Young, black, and didn't give a fuck!
Tupac Shakur est un jeune homme en colère. Il a la fougue et l’insolence de sa jeunesse. Un caractère explosif qui se retrouve confronté aux aléas de la célébrité où chacun de ses faits et gestes sont scrutés à la loupe puis analysés et exhibés aux yeux du monde. Une situation inconfortable qui accentue la violence qui sommeille chez ce jeune homme sensible et à fleur de peau.

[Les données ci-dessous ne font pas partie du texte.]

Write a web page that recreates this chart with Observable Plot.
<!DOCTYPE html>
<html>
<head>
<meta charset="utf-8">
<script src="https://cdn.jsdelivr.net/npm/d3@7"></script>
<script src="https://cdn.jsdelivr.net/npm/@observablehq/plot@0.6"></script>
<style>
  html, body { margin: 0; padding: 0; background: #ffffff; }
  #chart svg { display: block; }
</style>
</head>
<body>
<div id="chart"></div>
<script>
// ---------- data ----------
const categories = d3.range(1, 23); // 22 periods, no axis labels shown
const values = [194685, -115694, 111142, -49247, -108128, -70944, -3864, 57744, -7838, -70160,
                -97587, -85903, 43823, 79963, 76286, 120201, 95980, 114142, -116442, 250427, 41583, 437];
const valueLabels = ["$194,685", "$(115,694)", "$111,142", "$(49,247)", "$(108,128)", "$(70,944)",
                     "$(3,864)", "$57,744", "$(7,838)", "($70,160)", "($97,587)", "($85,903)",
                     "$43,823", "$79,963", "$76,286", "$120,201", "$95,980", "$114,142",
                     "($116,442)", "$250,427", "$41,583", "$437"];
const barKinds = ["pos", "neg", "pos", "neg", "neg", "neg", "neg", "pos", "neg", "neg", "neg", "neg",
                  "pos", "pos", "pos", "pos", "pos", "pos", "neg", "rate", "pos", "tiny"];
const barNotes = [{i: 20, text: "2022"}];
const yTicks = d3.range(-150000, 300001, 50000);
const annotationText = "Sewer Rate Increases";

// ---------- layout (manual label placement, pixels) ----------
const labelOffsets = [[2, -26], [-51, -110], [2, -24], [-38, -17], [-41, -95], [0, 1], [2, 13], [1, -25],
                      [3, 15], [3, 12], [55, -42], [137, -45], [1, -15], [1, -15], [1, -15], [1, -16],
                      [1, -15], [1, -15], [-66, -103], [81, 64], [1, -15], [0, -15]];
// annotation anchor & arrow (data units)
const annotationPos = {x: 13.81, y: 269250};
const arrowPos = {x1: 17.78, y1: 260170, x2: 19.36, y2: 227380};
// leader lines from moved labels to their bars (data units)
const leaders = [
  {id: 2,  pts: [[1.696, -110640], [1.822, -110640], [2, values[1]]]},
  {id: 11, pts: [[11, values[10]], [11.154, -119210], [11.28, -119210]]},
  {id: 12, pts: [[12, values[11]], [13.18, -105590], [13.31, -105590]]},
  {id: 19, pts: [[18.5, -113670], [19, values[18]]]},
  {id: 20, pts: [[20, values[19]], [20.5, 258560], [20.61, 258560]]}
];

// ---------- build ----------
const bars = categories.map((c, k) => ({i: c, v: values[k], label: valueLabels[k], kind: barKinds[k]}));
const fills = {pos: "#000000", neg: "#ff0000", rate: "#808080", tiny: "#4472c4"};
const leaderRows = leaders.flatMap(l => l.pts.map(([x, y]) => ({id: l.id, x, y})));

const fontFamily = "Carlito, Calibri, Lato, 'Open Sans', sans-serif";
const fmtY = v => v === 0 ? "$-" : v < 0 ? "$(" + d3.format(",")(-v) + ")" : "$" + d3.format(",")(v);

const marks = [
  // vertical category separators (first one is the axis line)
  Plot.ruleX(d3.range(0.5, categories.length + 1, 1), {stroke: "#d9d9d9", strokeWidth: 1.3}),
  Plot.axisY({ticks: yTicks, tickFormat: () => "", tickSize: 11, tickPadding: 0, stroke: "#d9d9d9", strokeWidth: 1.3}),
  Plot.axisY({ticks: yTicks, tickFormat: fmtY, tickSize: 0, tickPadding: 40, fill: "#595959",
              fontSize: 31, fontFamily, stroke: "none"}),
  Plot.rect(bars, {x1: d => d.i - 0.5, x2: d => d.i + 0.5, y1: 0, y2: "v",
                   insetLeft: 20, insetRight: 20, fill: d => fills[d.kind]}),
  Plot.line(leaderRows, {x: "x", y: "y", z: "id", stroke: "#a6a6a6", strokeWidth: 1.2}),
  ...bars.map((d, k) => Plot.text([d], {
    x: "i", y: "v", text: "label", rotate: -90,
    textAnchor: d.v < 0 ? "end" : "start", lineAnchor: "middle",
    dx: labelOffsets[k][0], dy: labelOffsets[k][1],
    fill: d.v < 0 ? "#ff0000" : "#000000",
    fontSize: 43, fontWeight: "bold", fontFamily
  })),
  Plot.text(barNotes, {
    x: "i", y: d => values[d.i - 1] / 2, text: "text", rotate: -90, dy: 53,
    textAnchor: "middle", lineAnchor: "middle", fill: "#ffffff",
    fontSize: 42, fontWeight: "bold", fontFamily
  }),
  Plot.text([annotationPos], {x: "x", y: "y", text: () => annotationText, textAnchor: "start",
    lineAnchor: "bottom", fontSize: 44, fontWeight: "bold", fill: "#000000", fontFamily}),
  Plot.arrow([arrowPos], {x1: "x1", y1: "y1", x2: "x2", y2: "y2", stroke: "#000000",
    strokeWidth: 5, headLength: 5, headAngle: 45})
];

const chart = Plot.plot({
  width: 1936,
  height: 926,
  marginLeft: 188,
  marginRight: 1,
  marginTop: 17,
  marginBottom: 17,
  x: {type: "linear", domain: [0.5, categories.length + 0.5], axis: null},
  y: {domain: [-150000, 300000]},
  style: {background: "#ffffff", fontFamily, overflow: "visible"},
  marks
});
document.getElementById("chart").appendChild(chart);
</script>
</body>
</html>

Il passe plus de temps devant le juge que face à un micro. Les faits divers s'enchaînent et son casier judiciaire devient plus conséquent que sa discographie. Son image est écornée après une accusation d’agression sexuelle. Après une tentative de meurtre, il devient incontrôlable et paranoïaque. Il accuse Biggie et Puff Daddy. La guerre entre la West coast et East coast est déclarée. Elle va mener au décès de deux des plus grands rappeurs de tous les temps.
Le jeune rappeur a perdu tous ses repères. Il s’éloigne de ses nobles intentions envers sa communauté. Il est persuadé d'être le fils d’un gangster, trouve cela valorisant et agit en conséquence. Doucement, il creuse sa propre tombe et se retrouve en prison.
Death Row
Suge Knight débarque dans la vie de Tupac Shakur. C'est le début de la fin. Le rappeur est criblé de dettes. Suge profite de la situation. Il vient de signer un pacte avec le diable.

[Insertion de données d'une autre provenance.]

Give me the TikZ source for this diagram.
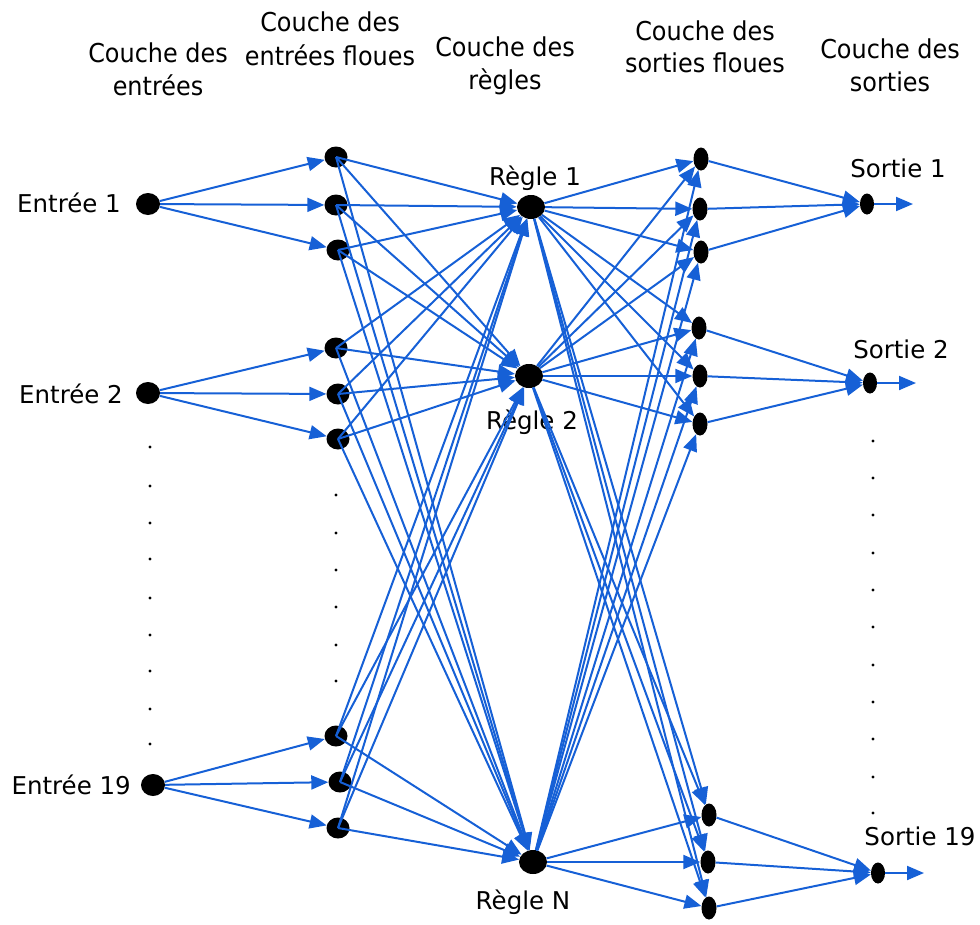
\documentclass[tikz,border=0pt]{standalone}
\usepackage{fontspec}
\setmainfont{DejaVu Sans}
\newfontfamily\headfont[FakeStretch=0.92]{DejaVu Sans}
\usetikzlibrary{arrows.meta,shapes.geometric}
\definecolor{lnblue}{RGB}{22,96,214}
\begin{document}
\begin{tikzpicture}[x=1pt,y=-1pt,
  inp/.style={ellipse,fill=black,inner sep=0pt,minimum width=24pt,minimum height=22pt},
  fin/.style={ellipse,fill=black,inner sep=0pt,minimum width=23pt,minimum height=21pt},
  rul/.style={ellipse,fill=black,inner sep=0pt,minimum width=28pt,minimum height=24pt},
  fon/.style={ellipse,fill=black,inner sep=0pt,minimum width=15pt,minimum height=23pt},
  outn/.style={ellipse,fill=black,inner sep=0pt,minimum width=14pt,minimum height=21pt},
  conn/.style={draw=lnblue,line width=2pt,-{Triangle[length=17pt,width=14pt]}},
  lab/.style={inner sep=0pt,font=\fontsize{24.5}{30}\selectfont},
  head/.style={inner sep=0pt,anchor=base,font=\headfont\fontsize{26}{33}\selectfont}]
\useasboundingbox (0,0) rectangle (980,924);

% headers
\node[head] (h1a) at (158,62) {Couche des};
\node[head] (h1b) at (158,95) {entrées};
\node[head] (h2a) at (330,31) {Couche des};
\node[head] (h2b) at (330,65) {entrées floues};
\node[head] (h3a) at (505,56) {Couche des};
\node[head] (h3b) at (505,89) {règles};
\node[head] (h4a) at (705,40) {Couche des};
\node[head] (h4b) at (705,72) {sorties floues};
\node[head] (h5a) at (890,58) {Couche des};
\node[head] (h5b) at (890,91) {sorties};

% input nodes
\node[inp] (in1) at (148,204) {};
\node[inp] (in2) at (148,393) {};
\node[inp] (in3) at (153,785) {};

% fuzzy input nodes
\node[fin] (fi1) at (336,157) {};
\node[fin] (fi2) at (336,205) {};
\node[fin] (fi3) at (338,250) {};
\node[fin] (fi4) at (336,348) {};
\node[fin] (fi5) at (338,394) {};
\node[fin] (fi6) at (338,439) {};
\node[fin] (fi7) at (336,736) {};
\node[fin] (fi8) at (340,782) {};
\node[fin] (fi9) at (338,828) {};

% rule nodes
\node[rul] (r1) at (531,207) {};
\node[rul] (r2) at (529,376) {};
\node[rul] (r3) at (533,862) {};

% fuzzy output nodes
\node[fon] (fo1) at (701,159) {};
\node[fon] (fo2) at (700,209) {};
\node[fon] (fo3) at (701,252) {};
\node[fon] (fo4) at (699,328) {};
\node[fon] (fo5) at (700,376) {};
\node[fon] (fo6) at (700,424) {};
\node[fon] (fo7) at (709,815) {};
\node[fon] (fo8) at (708,862) {};
\node[fon] (fo9) at (709,908) {};

% output nodes
\node[outn] (out1) at (867,204) {};
\node[outn] (out2) at (870,383) {};
\node[outn] (out3) at (878,873) {};
\coordinate (e1) at (913,204);
\coordinate (e2) at (916,383);
\coordinate (e3) at (924,873);

% labels
\node[lab,anchor=base east] (l1) at (121,212) {Entrée 1};
\node[lab,anchor=base east] (l2) at (123,403) {Entrée 2};
\node[lab,anchor=base east] (l3) at (131,794) {Entrée 19};
\node[lab,anchor=base] (lr1) at (535,185) {Règle 1};
\node[lab,anchor=base] (lr2) at (532,429) {Règle 2};
\node[lab,anchor=base] (lr3) at (523,909) {Règle N};
\node[lab,anchor=base] (ls1) at (898,177) {Sortie 1};
\node[lab,anchor=base] (ls2) at (901,358) {Sortie 2};
\node[lab,anchor=base] (ls3) at (920,845) {Sortie 19};

% ellipsis dots
\foreach \y in {447,486,523,559,598,635,671,709,744}
  \fill (150,\y) circle (1.6pt);
\foreach \y in {495,533,570,607,645,681}
  \fill (336,\y) circle (1.6pt);
\foreach \y in {441,478,515,553,590,627,665,702,739,777,813}
  \fill (873,\y) circle (1.6pt);

% input -> fuzzy inputs
\foreach \i/\a/\b/\c in {1/1/2/3,2/4/5/6,3/7/8/9}{
  \draw[conn] (in\i) -- (fi\a);
  \draw[conn] (in\i) -- (fi\b);
  \draw[conn] (in\i) -- (fi\c);
}
% fuzzy inputs -> rules
\foreach \i in {1,...,9}
  \foreach \r in {r1,r2,r3}
    \draw[conn] (fi\i.center) -- (\r);
% rules -> fuzzy outputs
\foreach \r in {r1,r2,r3}
  \foreach \i in {1,...,9}
    \draw[conn] (\r) -- (fo\i);
% fuzzy outputs -> outputs
\foreach \o/\a/\b/\c in {1/1/2/3,2/4/5/6,3/7/8/9}{
  \draw[conn] (fo\a) -- (out\o);
  \draw[conn] (fo\b) -- (out\o);
  \draw[conn] (fo\c) -- (out\o);
  \draw[conn] (out\o) -- (e\o);
}
\end{tikzpicture}
\end{document}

Le succès et la gloire sont au rendez-vous avec le double album mythique All Eyez on Me porté par le titre California Love produit par Dr. Dre, également en featuring. Son image de mauvais garçon est exploitée à l'extrême.

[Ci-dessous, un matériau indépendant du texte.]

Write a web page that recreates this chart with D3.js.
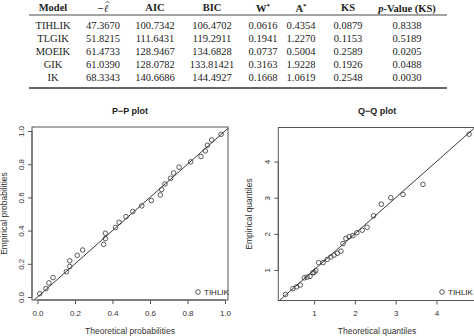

Tupac se définit comme Le cauchemar de l'Amérique, qui a façonné sa rage à son encontre, surtout suite à son arrestation et passage à tabac où il a dit "I can't Breathe!", cela ne vous rappelle rien? L'affaire Rodney King se déroule à la même période. L'histoire est un éternel recommencement.
Le jeune homme continue les provocations et déchaîne les passions avec Hit 'em Up où il cible Biggie, Puff Daddy, Lil' Kim, Mobb Deep, entre autres. Il jette de l’huile sur le feu et attise la haine de la East Coast. Elle va atteindre un point de non retour. Les mots ne suffisent plus, maintenant le sang doit couler…
Tupac est entouré de figures paternelles déficientes. Suge Knight en est une parmi tant d’autres, comme Mike Tyson qui se déclare comme son grand frère. Un homme violent sur et en dehors des rings envers ses adversaires comme les femmes, qui lâche tranquillement que la violence le fait bander.
Les témoignages tentent d’édulcorer le comportement de Tupac Shakur, de le dédouaner de ses exactions pour en faire un ange parti trop tôt. Son parcours de vie explique son comportement, sans pour autant devoir l’en excuser. A force de vouloir s’entourer de personnes peu fréquentables et de vouloir jouer au gangster, il s’est pris un retour de flamme à la hauteur de son attitude.
Enfin bref…
Le documentaire est un vibrant hommage à une femme et son fils, à ces deux figures afro-américaines des plus charismatiques et influentes du 20ème siècle, ainsi qu’un portrait sans concession d’une vie faite de violences, de haut et de bas, jusqu’au décès tragique du jeune rappeur et la voie de la rédemption prise par une mère qui retrouve sa dignité.